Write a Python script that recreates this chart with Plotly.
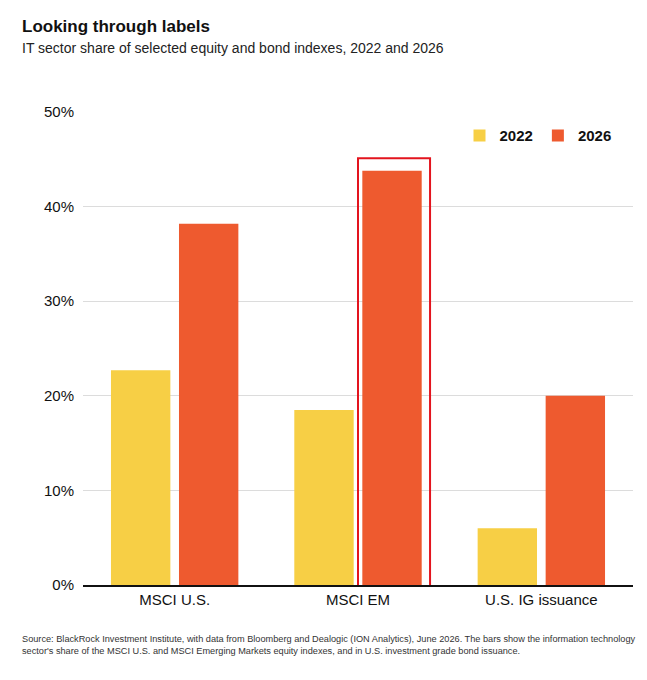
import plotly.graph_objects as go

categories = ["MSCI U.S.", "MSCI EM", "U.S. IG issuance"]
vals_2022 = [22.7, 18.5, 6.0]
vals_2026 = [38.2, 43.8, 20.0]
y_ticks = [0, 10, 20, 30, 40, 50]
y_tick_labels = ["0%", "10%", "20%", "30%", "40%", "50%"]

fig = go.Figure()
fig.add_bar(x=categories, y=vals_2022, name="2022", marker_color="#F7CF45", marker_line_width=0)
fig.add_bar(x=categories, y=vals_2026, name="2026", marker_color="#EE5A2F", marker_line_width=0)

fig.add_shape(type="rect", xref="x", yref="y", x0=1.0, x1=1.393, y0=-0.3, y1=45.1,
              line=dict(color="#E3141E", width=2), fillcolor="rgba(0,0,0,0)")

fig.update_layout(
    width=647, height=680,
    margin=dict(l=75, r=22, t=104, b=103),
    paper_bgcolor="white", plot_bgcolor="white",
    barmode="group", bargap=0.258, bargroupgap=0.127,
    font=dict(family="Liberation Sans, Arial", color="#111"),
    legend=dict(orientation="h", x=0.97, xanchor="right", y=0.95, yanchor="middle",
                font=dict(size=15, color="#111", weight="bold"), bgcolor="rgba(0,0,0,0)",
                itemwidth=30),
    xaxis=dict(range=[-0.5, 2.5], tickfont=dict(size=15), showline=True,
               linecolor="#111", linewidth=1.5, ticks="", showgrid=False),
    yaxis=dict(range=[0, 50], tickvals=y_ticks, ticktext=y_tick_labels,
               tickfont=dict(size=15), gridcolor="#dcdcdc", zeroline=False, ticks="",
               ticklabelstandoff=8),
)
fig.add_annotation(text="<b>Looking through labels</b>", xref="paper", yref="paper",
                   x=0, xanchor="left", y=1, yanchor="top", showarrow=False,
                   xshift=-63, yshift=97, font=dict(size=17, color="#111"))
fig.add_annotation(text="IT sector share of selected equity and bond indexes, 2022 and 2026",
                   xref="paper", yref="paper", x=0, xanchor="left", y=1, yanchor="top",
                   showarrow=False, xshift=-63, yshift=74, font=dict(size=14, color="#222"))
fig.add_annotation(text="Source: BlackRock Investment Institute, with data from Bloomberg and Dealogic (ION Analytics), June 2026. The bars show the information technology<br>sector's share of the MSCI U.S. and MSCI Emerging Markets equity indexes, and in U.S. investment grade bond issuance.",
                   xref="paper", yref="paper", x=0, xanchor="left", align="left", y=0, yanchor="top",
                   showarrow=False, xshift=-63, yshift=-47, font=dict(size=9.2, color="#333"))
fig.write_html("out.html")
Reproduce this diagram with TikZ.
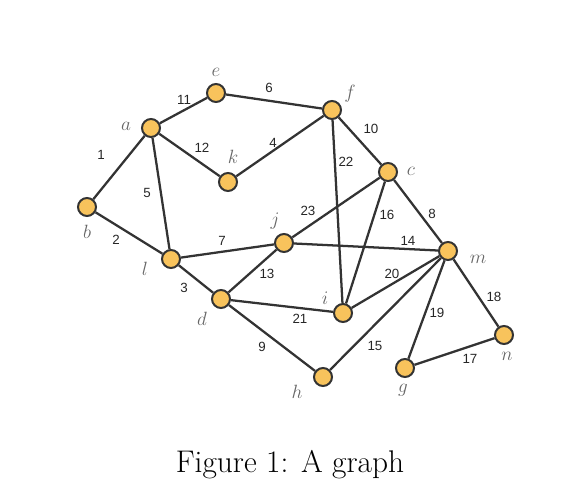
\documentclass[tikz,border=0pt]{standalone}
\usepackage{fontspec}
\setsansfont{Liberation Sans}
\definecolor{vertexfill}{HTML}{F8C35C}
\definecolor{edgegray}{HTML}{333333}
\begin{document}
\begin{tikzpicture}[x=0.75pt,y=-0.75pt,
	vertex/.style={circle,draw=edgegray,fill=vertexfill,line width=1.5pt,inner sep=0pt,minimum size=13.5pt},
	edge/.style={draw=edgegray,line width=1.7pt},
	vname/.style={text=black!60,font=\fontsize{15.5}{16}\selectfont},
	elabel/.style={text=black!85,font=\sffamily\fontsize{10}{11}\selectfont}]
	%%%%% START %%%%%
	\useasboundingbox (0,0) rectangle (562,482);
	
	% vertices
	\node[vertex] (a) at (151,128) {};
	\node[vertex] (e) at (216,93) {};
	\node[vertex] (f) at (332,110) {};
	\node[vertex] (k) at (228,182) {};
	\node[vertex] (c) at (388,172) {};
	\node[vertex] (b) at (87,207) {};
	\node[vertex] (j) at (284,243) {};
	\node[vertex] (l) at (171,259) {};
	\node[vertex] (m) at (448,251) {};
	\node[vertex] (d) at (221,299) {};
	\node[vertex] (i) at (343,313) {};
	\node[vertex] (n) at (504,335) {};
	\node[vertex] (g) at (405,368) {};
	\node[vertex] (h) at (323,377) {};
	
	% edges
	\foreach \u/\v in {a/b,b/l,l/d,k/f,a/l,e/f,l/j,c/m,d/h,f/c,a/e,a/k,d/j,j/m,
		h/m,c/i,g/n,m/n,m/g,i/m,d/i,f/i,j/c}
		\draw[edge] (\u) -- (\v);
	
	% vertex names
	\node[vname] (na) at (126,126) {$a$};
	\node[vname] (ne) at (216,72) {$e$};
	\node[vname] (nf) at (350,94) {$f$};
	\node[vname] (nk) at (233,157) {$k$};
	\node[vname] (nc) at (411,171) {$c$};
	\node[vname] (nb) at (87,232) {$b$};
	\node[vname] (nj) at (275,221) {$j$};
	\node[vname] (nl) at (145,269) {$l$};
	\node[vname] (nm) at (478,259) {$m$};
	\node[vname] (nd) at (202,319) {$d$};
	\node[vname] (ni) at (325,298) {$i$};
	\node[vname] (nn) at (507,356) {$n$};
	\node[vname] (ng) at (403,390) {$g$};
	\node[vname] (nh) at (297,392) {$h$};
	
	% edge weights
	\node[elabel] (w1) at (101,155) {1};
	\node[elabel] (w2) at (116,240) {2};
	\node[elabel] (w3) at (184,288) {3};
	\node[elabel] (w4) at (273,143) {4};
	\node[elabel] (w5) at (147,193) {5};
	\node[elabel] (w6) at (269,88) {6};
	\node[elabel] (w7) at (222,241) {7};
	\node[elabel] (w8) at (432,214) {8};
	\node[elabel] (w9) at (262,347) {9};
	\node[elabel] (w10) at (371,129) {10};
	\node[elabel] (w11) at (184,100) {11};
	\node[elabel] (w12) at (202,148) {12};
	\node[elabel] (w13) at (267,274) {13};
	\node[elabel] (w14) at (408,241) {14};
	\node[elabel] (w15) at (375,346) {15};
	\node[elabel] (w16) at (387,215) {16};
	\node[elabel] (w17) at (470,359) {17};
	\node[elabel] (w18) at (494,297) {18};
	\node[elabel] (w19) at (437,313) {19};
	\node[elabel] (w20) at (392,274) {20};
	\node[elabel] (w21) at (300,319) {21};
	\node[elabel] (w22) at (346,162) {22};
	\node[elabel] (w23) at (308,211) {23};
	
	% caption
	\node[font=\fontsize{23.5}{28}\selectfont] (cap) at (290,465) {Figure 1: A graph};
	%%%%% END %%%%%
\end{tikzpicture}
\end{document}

━━━━━━━━

Stated exercise.
Write out the entries above word for word. Do not include the pictures.

Answer for the task.
Write a Python script that recreates this chart with Plotly.
import plotly.graph_objects as go

categories = ["MSCI U.S.", "MSCI EM", "U.S. IG issuance"]
vals_2022 = [22.7, 18.5, 6.0]
vals_2026 = [38.2, 43.8, 20.0]
y_ticks = [0, 10, 20, 30, 40, 50]
y_tick_labels = ["0%", "10%", "20%", "30%", "40%", "50%"]

fig = go.Figure()
fig.add_bar(x=categories, y=vals_2022, name="2022", marker_color="#F7CF45", marker_line_width=0)
fig.add_bar(x=categories, y=vals_2026, name="2026", marker_color="#EE5A2F", marker_line_width=0)

fig.add_shape(type="rect", xref="x", yref="y", x0=1.0, x1=1.393, y0=-0.3, y1=45.1,
              line=dict(color="#E3141E", width=2), fillcolor="rgba(0,0,0,0)")

fig.update_layout(
    width=647, height=680,
    margin=dict(l=75, r=22, t=104, b=103),
    paper_bgcolor="white", plot_bgcolor="white",
    barmode="group", bargap=0.258, bargroupgap=0.127,
    font=dict(family="Liberation Sans, Arial", color="#111"),
    legend=dict(orientation="h", x=0.97, xanchor="right", y=0.95, yanchor="middle",
                font=dict(size=15, color="#111", weight="bold"), bgcolor="rgba(0,0,0,0)",
                itemwidth=30),
    xaxis=dict(range=[-0.5, 2.5], tickfont=dict(size=15), showline=True,
               linecolor="#111", linewidth=1.5, ticks="", showgrid=False),
    yaxis=dict(range=[0, 50], tickvals=y_ticks, ticktext=y_tick_labels,
               tickfont=dict(size=15), gridcolor="#dcdcdc", zeroline=False, ticks="",
               ticklabelstandoff=8),
)
fig.add_annotation(text="<b>Looking through labels</b>", xref="paper", yref="paper",
                   x=0, xanchor="left", y=1, yanchor="top", showarrow=False,
                   xshift=-63, yshift=97, font=dict(size=17, color="#111"))
fig.add_annotation(text="IT sector share of selected equity and bond indexes, 2022 and 2026",
                   xref="paper", yref="paper", x=0, xanchor="left", y=1, yanchor="top",
                   showarrow=False, xshift=-63, yshift=74, font=dict(size=14, color="#222"))
fig.add_annotation(text="Source: BlackRock Investment Institute, with data from Bloomberg and Dealogic (ION Analytics), June 2026. The bars show the information technology<br>sector's share of the MSCI U.S. and MSCI Emerging Markets equity indexes, and in U.S. investment grade bond issuance.",
                   xref="paper", yref="paper", x=0, xanchor="left", align="left", y=0, yanchor="top",
                   showarrow=False, xshift=-63, yshift=-47, font=dict(size=9.2, color="#333"))
fig.write_html("out.html")
Reproduce this diagram with TikZ.
\documentclass[tikz,border=0pt]{standalone}
\usepackage{fontspec}
\setsansfont{Liberation Sans}
\definecolor{vertexfill}{HTML}{F8C35C}
\definecolor{edgegray}{HTML}{333333}
\begin{document}
\begin{tikzpicture}[x=0.75pt,y=-0.75pt,
	vertex/.style={circle,draw=edgegray,fill=vertexfill,line width=1.5pt,inner sep=0pt,minimum size=13.5pt},
	edge/.style={draw=edgegray,line width=1.7pt},
	vname/.style={text=black!60,font=\fontsize{15.5}{16}\selectfont},
	elabel/.style={text=black!85,font=\sffamily\fontsize{10}{11}\selectfont}]
	%%%%% START %%%%%
	\useasboundingbox (0,0) rectangle (562,482);
	
	% vertices
	\node[vertex] (a) at (151,128) {};
	\node[vertex] (e) at (216,93) {};
	\node[vertex] (f) at (332,110) {};
	\node[vertex] (k) at (228,182) {};
	\node[vertex] (c) at (388,172) {};
	\node[vertex] (b) at (87,207) {};
	\node[vertex] (j) at (284,243) {};
	\node[vertex] (l) at (171,259) {};
	\node[vertex] (m) at (448,251) {};
	\node[vertex] (d) at (221,299) {};
	\node[vertex] (i) at (343,313) {};
	\node[vertex] (n) at (504,335) {};
	\node[vertex] (g) at (405,368) {};
	\node[vertex] (h) at (323,377) {};
	
	% edges
	\foreach \u/\v in {a/b,b/l,l/d,k/f,a/l,e/f,l/j,c/m,d/h,f/c,a/e,a/k,d/j,j/m,
		h/m,c/i,g/n,m/n,m/g,i/m,d/i,f/i,j/c}
		\draw[edge] (\u) -- (\v);
	
	% vertex names
	\node[vname] (na) at (126,126) {$a$};
	\node[vname] (ne) at (216,72) {$e$};
	\node[vname] (nf) at (350,94) {$f$};
	\node[vname] (nk) at (233,157) {$k$};
	\node[vname] (nc) at (411,171) {$c$};
	\node[vname] (nb) at (87,232) {$b$};
	\node[vname] (nj) at (275,221) {$j$};
	\node[vname] (nl) at (145,269) {$l$};
	\node[vname] (nm) at (478,259) {$m$};
	\node[vname] (nd) at (202,319) {$d$};
	\node[vname] (ni) at (325,298) {$i$};
	\node[vname] (nn) at (507,356) {$n$};
	\node[vname] (ng) at (403,390) {$g$};
	\node[vname] (nh) at (297,392) {$h$};
	
	% edge weights
	\node[elabel] (w1) at (101,155) {1};
	\node[elabel] (w2) at (116,240) {2};
	\node[elabel] (w3) at (184,288) {3};
	\node[elabel] (w4) at (273,143) {4};
	\node[elabel] (w5) at (147,193) {5};
	\node[elabel] (w6) at (269,88) {6};
	\node[elabel] (w7) at (222,241) {7};
	\node[elabel] (w8) at (432,214) {8};
	\node[elabel] (w9) at (262,347) {9};
	\node[elabel] (w10) at (371,129) {10};
	\node[elabel] (w11) at (184,100) {11};
	\node[elabel] (w12) at (202,148) {12};
	\node[elabel] (w13) at (267,274) {13};
	\node[elabel] (w14) at (408,241) {14};
	\node[elabel] (w15) at (375,346) {15};
	\node[elabel] (w16) at (387,215) {16};
	\node[elabel] (w17) at (470,359) {17};
	\node[elabel] (w18) at (494,297) {18};
	\node[elabel] (w19) at (437,313) {19};
	\node[elabel] (w20) at (392,274) {20};
	\node[elabel] (w21) at (300,319) {21};
	\node[elabel] (w22) at (346,162) {22};
	\node[elabel] (w23) at (308,211) {23};
	
	% caption
	\node[font=\fontsize{23.5}{28}\selectfont] (cap) at (290,465) {Figure 1: A graph};
	%%%%% END %%%%%
\end{tikzpicture}
\end{document}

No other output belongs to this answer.